Graphic summarizing the stages of mitosis. The stages shown are: Interphase: The cell grows and replicates its DNA. Prophase: Chromosomes condense, and the nucleus dissolves. Metaphase: Chromosomes align at the center of the cell. Anaphase: Chromosomes are pulled apart to opposite ends of the cell. Telophase: Chromosomes reach opposite ends, and the cell starts to furrow. Cytokinesis: The cell divides into two identical daughter cells, and the nucleus reforms.
Cytokinesis: Final Division of the Cell
After telophase, the cell enters cytokinesis, the process in which the cytoplasm divides to form two separate, identical daughter cells, each with its own nucleus and a full set of organelles. However, cytokinesis happens differently in animal and plant cells.
Cytokinesis in Animal Cells
In animal cells, cytokinesis begins with the formation of a cleavage furrow, a pinching of the cell membrane that eventually splits the cell into two. This process is driven by a ring of actin filaments contracting around the cell’s middle.
Cytokinesis in Plant Cells
In plant cells, which have a rigid cell wall, cytokinesis is a bit different. Instead of a cleavage furrow, a structure called the cell plate forms. Vesicles from the Golgi apparatus move to the center of the cell, where they fuse to create a new membrane and eventually a new cell wall that separates the two daughter cells.
Graphic illustrating the process of cytokinesis in animal and plant cells. In animal cells, cytokinesis occurs through the formation of a cleavage furrow, where the cell membrane pinches inward to separate the two daughter cells, which are identical. In plant cells, a cell plate forms in the middle of the cell, dividing the cytoplasm and creating two identical plant daughter cells, each with its own nucleus and organelles.
The Result: Two Identical Daughter Cells
At the end of mitosis, two identical daughter cells are produced, each with the same number of chromosomes as the original parent cell. This process allows for the growth and repair of tissues in multicellular organisms. Proper regulation of mitosis ensures the genetic consistency and stability of all cells within an organism.
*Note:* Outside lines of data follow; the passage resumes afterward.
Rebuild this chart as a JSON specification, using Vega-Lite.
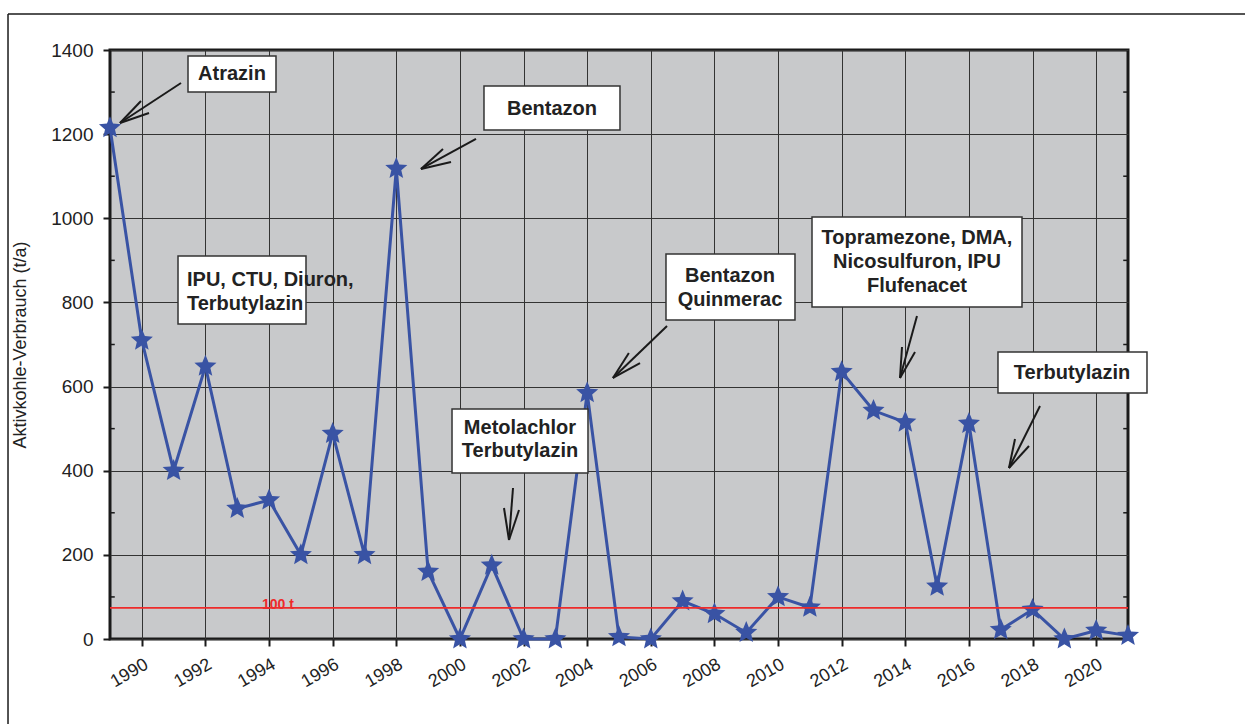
{
  "$schema": "https://vega.github.io/schema/vega-lite/v6.json",
  "width": 1018,
  "height": 589,
  "autosize": {"type": "none"},
  "padding": {"left": 110, "top": 50, "right": 117, "bottom": 85},
  "background": "white",
  "config": {
    "font": "Liberation Sans",
    "view": {"fill": "#c8c9cb", "stroke": "#1a1a1a", "strokeWidth": 3}
  },
  "datasets": {
    "series": [
      {"year": 1989, "value": 1215}, {"year": 1990, "value": 710}, {"year": 1991, "value": 400},
      {"year": 1992, "value": 648}, {"year": 1993, "value": 310}, {"year": 1994, "value": 330},
      {"year": 1995, "value": 200}, {"year": 1996, "value": 488}, {"year": 1997, "value": 200},
      {"year": 1998, "value": 1118}, {"year": 1999, "value": 160}, {"year": 2000, "value": 0},
      {"year": 2001, "value": 175}, {"year": 2002, "value": 0}, {"year": 2003, "value": 0},
      {"year": 2004, "value": 585}, {"year": 2005, "value": 5}, {"year": 2006, "value": 0},
      {"year": 2007, "value": 90}, {"year": 2008, "value": 60}, {"year": 2009, "value": 15},
      {"year": 2010, "value": 100}, {"year": 2011, "value": 75}, {"year": 2012, "value": 635},
      {"year": 2013, "value": 543}, {"year": 2014, "value": 515}, {"year": 2015, "value": 125},
      {"year": 2016, "value": 512}, {"year": 2017, "value": 22}, {"year": 2018, "value": 70},
      {"year": 2019, "value": 0}, {"year": 2020, "value": 20}, {"year": 2021, "value": 8}
    ],
    "minor": [{"value": 100}, {"value": 300}, {"value": 500}, {"value": 700}, {"value": 900}, {"value": 1100}, {"value": 1300}],
    "frame": [
      {"year": 1985.794, "year2": 1985.794, "value": 1485.6, "value2": -600},
      {"year": 1985.794, "year2": 2045, "value": 1485.6, "value2": 1485.6}
    ],
    "arrows": [
      {"year": 1991.232, "value": 1321.6, "year2": 1989.314, "value2": 1226.5},
      {"year": 1989.974, "value": 1278.7, "year2": 1989.314, "value2": 1226.5},
      {"year": 1990.226, "value": 1250.2, "year2": 1989.314, "value2": 1226.5},
      {"year": 2000.505, "value": 1188.5, "year2": 1998.776, "value2": 1117.2},
      {"year": 1999.467, "value": 1164.7, "year2": 1998.776, "value2": 1117.2},
      {"year": 1999.719, "value": 1133.8, "year2": 1998.776, "value2": 1117.2},
      {"year": 2006.51, "value": 744, "year2": 2004.81, "value2": 620.4},
      {"year": 2005.31, "value": 679.8, "year2": 2004.81, "value2": 620.4},
      {"year": 2005.66, "value": 656, "year2": 2004.81, "value2": 620.4},
      {"year": 2014.367, "value": 767.7, "year2": 2013.833, "value2": 620.4},
      {"year": 2013.896, "value": 694.1, "year2": 2013.833, "value2": 620.4},
      {"year": 2014.305, "value": 682.2, "year2": 2013.833, "value2": 620.4},
      {"year": 2018.234, "value": 553.8, "year2": 2017.259, "value2": 406.4},
      {"year": 2017.448, "value": 475.4, "year2": 2017.259, "value2": 406.4},
      {"year": 2017.888, "value": 458.7, "year2": 2017.259, "value2": 406.4},
      {"year": 2001.668, "value": 358.9, "year2": 2001.542, "value2": 235.3},
      {"year": 2001.385, "value": 311.4, "year2": 2001.542, "value2": 235.3},
      {"year": 2001.857, "value": 306.6, "year2": 2001.542, "value2": 235.3}
    ],
    "boxes": [
      {"year": 1991.452, "year2": 1994.218, "value": 1385.7, "value2": 1300.2},
      {"year": 2000.756, "year2": 2005.031, "value": 1314.4, "value2": 1209.8},
      {"year": 1991.138, "year2": 1995.161, "value": 910.4, "value2": 748.7},
      {"year": 2006.477, "year2": 2010.532, "value": 915.1, "value2": 758.2},
      {"year": 2011.067, "year2": 2017.668, "value": 1003.1, "value2": 789.1},
      {"year": 2016.913, "year2": 2021.597, "value": 682.2, "value2": 584.7},
      {"year": 1999.751, "year2": 2004.025, "value": 546.7, "value2": 394.6}
    ],
    "labels": [
      {"label": "Atrazin", "year": 1992.835, "value": 1343},
      {"label": "Bentazon", "year": 2002.894, "value": 1259.8},
      {"label": "Bentazon", "year": 2008.49, "value": 864},
      {"label": "Quinmerac", "year": 2008.49, "value": 805.8},
      {"label": "Topramezone, DMA,", "year": 2014.367, "value": 953.1},
      {"label": "Nicosulfuron, IPU", "year": 2014.367, "value": 896},
      {"label": "Flufenacet", "year": 2014.367, "value": 840.2},
      {"label": "Terbutylazin", "year": 2019.24, "value": 633.4},
      {"label": "Metolachlor", "year": 2001.888, "value": 501.5},
      {"label": "Terbutylazin", "year": 2001.888, "value": 445.7}
    ],
    "leftlabels": [
      {"label": "IPU, CTU, Diuron,", "year": 1991.42, "value": 853.3},
      {"label": "Terbutylazin", "year": 1991.42, "value": 796.3}
    ],
    "limit": [{"value": 74}],
    "limitlabel": [{"label": "100 t", "year": 1994.28, "value": 71}]
  },
  "layer": [
    {
      "data": {"name": "series"},
      "mark": {"type": "line", "color": "#3953a4", "strokeWidth": 3},
      "encoding": {
        "x": {
          "field": "year", "type": "quantitative",
          "scale": {"domain": [1989, 2021], "nice": false, "zero": false},
          "axis": {
            "values": [1990, 1992, 1994, 1996, 1998, 2000, 2002, 2004, 2006, 2008, 2010, 2012, 2014, 2016, 2018, 2020],
            "format": "d", "labelAngle": -30, "labelAlign": "right", "labelBaseline": "top",
            "labelFontSize": 18, "labelColor": "#222", "labelPadding": 9, "labelOverlap": false, "labelFlush": false,
            "tickSize": 7, "tickWidth": 2, "tickColor": "#1a1a1a", "domain": false,
            "grid": true, "gridColor": "#333", "gridWidth": 1, "title": null
          }
        },
        "y": {
          "field": "value", "type": "quantitative",
          "scale": {"domain": [0, 1400], "nice": false},
          "axis": {
            "values": [0, 200, 400, 600, 800, 1000, 1200, 1400],
            "format": "d",
            "labelFontSize": 19, "labelColor": "#222", "labelPadding": 10,
            "tickSize": 7, "tickWidth": 2, "tickColor": "#1a1a1a", "domain": false,
            "grid": true, "gridColor": "#333", "gridWidth": 1,
            "title": "Aktivkohle-Verbrauch (t/a)", "titleFontSize": 18, "titleFontWeight": "normal",
            "titleColor": "#222", "titlePadding": 21
          }
        }
      }
    },
    {
      "data": {"name": "series"},
      "mark": {"type": "point", "shape": "M0,-1L0.2645,-0.364L0.951,-0.309L0.428,0.139L0.588,0.809L0,0.45L-0.588,0.809L-0.428,0.139L-0.951,-0.309L-0.2645,-0.364Z", "filled": true, "size": 540, "color": "#3953a4", "opacity": 1, "strokeWidth": 0},
      "encoding": {
        "x": {"field": "year", "type": "quantitative"},
        "y": {"field": "value", "type": "quantitative"}
      }
    },
    {
      "data": {"name": "frame"},
      "mark": {"type": "rule", "color": "#1a1a1a", "strokeWidth": 1.5},
      "encoding": {
        "x": {"field": "year", "type": "quantitative"},
        "x2": {"field": "year2"},
        "y": {"field": "value", "type": "quantitative"},
        "y2": {"field": "value2"}
      }
    },
    {
      "data": {"name": "minor"},
      "mark": {"type": "rule", "color": "#1a1a1a", "strokeWidth": 1.5},
      "encoding": {
        "x": {"datum": 1989, "type": "quantitative"},
        "x2": {"datum": 1989.15},
        "y": {"field": "value", "type": "quantitative"}
      }
    },
    {
      "data": {"name": "minor"},
      "mark": {"type": "rule", "color": "#1a1a1a", "strokeWidth": 1.5},
      "encoding": {
        "x": {"datum": 2020.85, "type": "quantitative"},
        "x2": {"datum": 2021},
        "y": {"field": "value", "type": "quantitative"}
      }
    },
    {
      "data": {"name": "limit"},
      "mark": {"type": "rule", "color": "#ee2a2a", "strokeWidth": 1.8},
      "encoding": {
        "x": {"datum": 1989, "type": "quantitative"},
        "x2": {"datum": 2021},
        "y": {"field": "value", "type": "quantitative"}
      }
    },
    {
      "data": {"name": "limitlabel"},
      "mark": {"type": "text", "color": "#ee2a2a", "fontSize": 14, "fontWeight": "bold", "baseline": "alphabetic", "align": "center"},
      "encoding": {
        "x": {"field": "year", "type": "quantitative"},
        "y": {"field": "value", "type": "quantitative"},
        "text": {"field": "label"}
      }
    },
    {
      "data": {"name": "arrows"},
      "mark": {"type": "rule", "color": "#1a1a1a", "strokeWidth": 2},
      "encoding": {
        "x": {"field": "year", "type": "quantitative"},
        "x2": {"field": "year2"},
        "y": {"field": "value", "type": "quantitative"},
        "y2": {"field": "value2"}
      }
    },
    {
      "data": {"name": "boxes"},
      "mark": {"type": "rect", "fill": "white", "stroke": "#333", "strokeWidth": 1.5},
      "encoding": {
        "x": {"field": "year", "type": "quantitative"},
        "x2": {"field": "year2"},
        "y": {"field": "value", "type": "quantitative"},
        "y2": {"field": "value2"}
      }
    },
    {
      "data": {"name": "labels"},
      "mark": {"type": "text", "fontSize": 20, "fontWeight": "bold", "color": "#222", "align": "center", "baseline": "middle"},
      "encoding": {
        "x": {"field": "year", "type": "quantitative"},
        "y": {"field": "value", "type": "quantitative"},
        "text": {"field": "label"}
      }
    },
    {
      "data": {"name": "leftlabels"},
      "mark": {"type": "text", "fontSize": 20, "fontWeight": "bold", "color": "#222", "align": "left", "baseline": "middle"},
      "encoding": {
        "x": {"field": "year", "type": "quantitative"},
        "y": {"field": "value", "type": "quantitative"},
        "text": {"field": "label"}
      }
    }
  ]
}
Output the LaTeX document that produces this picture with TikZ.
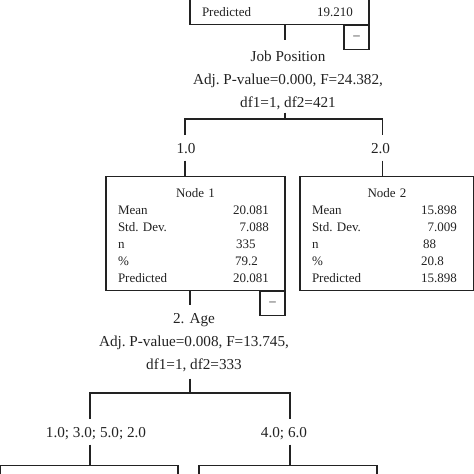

The Importance of Checkpoints and Mitosis Errors
Throughout the cell cycle, various checkpoints—such as the G1 checkpoint, G2 checkpoint, and spindle assembly checkpoint—help ensure that each phase of the cycle proceeds correctly. Errors in mitosis or regulation of the cell cycle can lead to serious issues, including uncontrolled cell division, which is a hallmark of diseases like cancer. Proper functioning of checkpoints is crucial to prevent such errors and maintain cellular health.